Note how many lines contain "this" and give that number, with nothing else.

----- Provided material

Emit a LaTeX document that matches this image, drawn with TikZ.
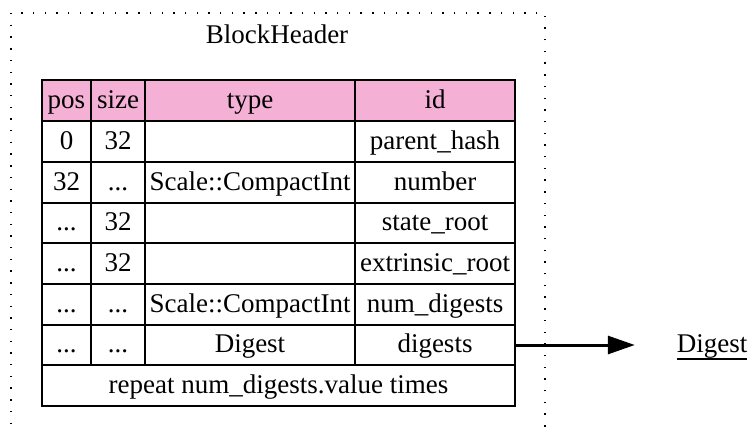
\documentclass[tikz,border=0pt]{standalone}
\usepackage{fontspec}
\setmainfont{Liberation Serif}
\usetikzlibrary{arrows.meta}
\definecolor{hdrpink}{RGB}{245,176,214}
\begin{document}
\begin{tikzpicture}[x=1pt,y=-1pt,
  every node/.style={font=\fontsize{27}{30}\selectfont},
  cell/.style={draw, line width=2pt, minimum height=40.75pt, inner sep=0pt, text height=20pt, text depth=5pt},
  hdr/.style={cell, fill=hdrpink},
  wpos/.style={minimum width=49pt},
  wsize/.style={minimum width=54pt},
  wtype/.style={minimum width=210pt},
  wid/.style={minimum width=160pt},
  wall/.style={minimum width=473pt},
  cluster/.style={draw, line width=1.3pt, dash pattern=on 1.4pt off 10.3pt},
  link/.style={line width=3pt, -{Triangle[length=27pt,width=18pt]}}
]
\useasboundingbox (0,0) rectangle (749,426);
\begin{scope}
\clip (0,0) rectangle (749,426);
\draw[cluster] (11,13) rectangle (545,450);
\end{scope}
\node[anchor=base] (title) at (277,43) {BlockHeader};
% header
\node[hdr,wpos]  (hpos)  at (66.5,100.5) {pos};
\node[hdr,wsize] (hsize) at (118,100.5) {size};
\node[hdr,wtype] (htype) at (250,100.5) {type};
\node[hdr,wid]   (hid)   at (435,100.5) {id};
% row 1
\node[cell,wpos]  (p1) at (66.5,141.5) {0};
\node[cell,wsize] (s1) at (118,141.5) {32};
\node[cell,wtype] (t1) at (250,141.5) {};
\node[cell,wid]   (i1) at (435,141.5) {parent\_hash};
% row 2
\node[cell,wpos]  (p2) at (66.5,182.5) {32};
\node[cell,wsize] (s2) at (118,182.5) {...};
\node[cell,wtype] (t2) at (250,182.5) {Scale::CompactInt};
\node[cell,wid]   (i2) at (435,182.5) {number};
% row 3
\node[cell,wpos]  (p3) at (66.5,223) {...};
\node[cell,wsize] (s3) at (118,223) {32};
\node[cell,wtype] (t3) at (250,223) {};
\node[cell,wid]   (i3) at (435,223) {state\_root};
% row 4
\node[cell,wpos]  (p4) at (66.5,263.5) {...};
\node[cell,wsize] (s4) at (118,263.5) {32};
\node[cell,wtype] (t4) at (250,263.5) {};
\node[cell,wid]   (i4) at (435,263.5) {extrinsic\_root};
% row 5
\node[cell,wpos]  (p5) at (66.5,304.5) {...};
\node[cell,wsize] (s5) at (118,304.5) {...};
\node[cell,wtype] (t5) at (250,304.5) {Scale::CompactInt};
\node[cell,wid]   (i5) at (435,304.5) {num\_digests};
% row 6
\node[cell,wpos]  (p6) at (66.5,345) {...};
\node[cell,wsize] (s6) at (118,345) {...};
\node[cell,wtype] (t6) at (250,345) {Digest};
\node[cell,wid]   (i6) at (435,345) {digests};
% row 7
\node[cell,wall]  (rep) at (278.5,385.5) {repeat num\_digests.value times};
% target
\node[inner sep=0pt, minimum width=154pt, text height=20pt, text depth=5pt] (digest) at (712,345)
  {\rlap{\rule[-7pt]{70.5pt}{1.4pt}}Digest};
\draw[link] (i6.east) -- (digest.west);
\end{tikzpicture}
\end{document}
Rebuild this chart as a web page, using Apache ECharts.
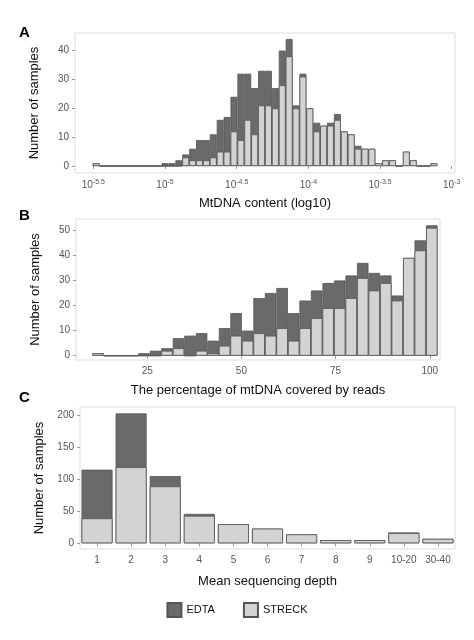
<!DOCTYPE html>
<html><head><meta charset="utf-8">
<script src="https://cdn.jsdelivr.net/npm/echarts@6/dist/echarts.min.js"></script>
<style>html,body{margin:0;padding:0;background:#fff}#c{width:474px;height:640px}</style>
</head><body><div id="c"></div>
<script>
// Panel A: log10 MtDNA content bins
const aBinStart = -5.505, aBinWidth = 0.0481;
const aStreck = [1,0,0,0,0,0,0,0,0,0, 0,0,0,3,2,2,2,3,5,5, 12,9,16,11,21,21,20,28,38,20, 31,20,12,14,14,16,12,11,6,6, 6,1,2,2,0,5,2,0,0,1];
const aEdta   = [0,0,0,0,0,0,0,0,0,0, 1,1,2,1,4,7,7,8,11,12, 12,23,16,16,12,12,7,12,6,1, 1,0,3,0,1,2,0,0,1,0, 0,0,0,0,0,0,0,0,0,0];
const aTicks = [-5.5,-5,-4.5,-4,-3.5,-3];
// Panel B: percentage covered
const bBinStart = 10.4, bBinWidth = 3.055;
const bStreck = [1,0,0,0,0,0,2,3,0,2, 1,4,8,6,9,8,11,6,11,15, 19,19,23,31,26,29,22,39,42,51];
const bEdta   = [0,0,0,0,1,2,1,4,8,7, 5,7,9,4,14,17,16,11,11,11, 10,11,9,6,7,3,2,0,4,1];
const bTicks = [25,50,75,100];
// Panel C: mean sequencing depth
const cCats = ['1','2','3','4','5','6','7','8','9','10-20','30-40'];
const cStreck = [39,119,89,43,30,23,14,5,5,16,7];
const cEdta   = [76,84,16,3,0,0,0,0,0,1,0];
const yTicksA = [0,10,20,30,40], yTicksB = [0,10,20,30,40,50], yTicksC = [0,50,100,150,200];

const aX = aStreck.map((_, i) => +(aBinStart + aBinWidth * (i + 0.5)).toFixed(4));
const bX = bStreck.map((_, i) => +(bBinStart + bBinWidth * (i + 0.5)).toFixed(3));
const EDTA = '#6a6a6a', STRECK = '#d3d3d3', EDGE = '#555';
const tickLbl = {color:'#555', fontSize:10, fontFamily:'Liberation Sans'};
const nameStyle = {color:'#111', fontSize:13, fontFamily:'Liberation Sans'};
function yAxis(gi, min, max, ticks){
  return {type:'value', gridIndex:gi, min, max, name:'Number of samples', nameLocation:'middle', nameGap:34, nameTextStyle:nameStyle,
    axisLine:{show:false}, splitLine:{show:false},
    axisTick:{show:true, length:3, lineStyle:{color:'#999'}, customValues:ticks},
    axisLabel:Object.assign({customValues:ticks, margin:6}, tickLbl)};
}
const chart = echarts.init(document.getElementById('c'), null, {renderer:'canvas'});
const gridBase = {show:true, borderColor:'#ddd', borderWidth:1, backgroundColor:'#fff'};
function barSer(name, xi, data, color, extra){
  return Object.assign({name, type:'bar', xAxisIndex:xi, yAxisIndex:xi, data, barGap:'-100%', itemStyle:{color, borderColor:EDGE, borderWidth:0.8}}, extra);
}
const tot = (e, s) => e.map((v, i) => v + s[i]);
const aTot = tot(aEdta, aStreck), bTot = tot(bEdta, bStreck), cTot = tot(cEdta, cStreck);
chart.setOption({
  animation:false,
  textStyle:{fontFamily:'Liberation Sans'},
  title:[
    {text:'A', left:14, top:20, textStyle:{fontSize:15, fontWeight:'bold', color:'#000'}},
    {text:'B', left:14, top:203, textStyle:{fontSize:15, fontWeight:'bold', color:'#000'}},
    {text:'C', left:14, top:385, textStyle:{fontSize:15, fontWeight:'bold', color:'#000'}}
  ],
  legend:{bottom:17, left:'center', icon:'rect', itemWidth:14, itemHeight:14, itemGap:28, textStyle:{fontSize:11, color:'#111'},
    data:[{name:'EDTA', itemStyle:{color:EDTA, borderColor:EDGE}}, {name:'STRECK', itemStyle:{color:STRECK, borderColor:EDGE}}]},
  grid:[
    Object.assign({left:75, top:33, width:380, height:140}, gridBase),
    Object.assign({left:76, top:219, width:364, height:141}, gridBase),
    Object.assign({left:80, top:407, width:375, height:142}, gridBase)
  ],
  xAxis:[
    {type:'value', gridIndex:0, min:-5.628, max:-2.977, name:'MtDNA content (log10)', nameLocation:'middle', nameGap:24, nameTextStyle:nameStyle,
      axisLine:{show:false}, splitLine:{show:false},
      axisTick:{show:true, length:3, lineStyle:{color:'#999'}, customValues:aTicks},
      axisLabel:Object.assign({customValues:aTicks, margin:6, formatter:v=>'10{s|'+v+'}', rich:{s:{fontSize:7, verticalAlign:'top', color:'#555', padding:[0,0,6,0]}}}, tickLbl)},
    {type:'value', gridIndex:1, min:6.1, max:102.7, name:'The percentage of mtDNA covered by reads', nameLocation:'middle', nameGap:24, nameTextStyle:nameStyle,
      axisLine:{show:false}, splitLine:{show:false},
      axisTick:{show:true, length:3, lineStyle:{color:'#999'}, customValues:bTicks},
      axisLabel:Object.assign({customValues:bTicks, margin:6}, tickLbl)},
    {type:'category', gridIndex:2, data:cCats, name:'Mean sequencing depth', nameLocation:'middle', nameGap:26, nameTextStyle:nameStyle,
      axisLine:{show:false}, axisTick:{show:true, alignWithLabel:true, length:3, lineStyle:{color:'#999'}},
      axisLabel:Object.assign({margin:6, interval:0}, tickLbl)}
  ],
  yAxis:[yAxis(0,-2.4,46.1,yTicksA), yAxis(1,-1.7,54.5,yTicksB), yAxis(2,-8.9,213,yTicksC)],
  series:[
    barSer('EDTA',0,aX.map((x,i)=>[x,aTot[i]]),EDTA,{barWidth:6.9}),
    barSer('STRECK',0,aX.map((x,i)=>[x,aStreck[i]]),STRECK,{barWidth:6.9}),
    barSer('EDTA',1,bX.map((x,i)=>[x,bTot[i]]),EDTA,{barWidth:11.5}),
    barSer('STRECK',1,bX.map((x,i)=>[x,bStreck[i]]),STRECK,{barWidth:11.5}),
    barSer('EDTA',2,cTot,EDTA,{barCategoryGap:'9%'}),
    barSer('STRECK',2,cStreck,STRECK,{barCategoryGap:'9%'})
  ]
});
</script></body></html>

----------

Exercise solution
2